Fabrice Muamba and how athletes fall
This weekend the midfielder Fabrice Muamba collapsed on the field during a match. Like Brian Philips, I wasn’t watching the game but found out from Twitter almost immediately.
And this, really, is when things got tricky for fans. What do you do, in an era of instant knowledge, when there’s simply nothing to know? I can only speak for myself, but I doubt I’m alone in this: I spent two hours refreshing Twitter, obsessively reloading the Guardian’s live-blog of the match (which turned into a clearinghouse for news), and quietly freaking out. I hadn’t been watching the match when Muamba collapsed, but thanks to the Internet, I heard the news almost immediately, followed the crisis as it unfolded, and now felt absurdly unmoored. My feelings were, I realized, the least important things in the world at that moment, but I was foolishly desperate for news. Again, I don’t think I was the only one.

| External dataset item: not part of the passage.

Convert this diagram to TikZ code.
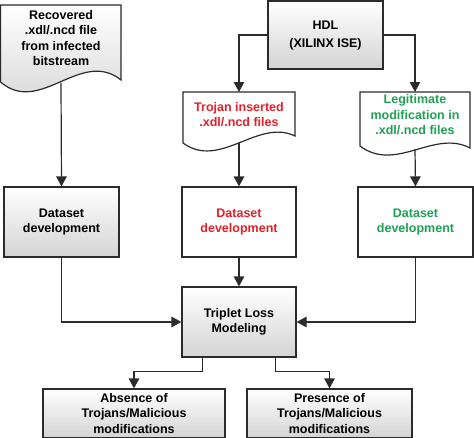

I kept refreshing my Twitter stream thinking that next tweet was going to be the one with the update. But everyone I followed was thinking and feeling and saying the same thing I was. There was no new information. For an excruciating amount of time.
This sort of pause is rare in my life lately. Read click refresh ⌘-tab. I don’t meditate on one item for a given amount of time. Watching this story unfold gave me pause, I felt frustrated knowing so little.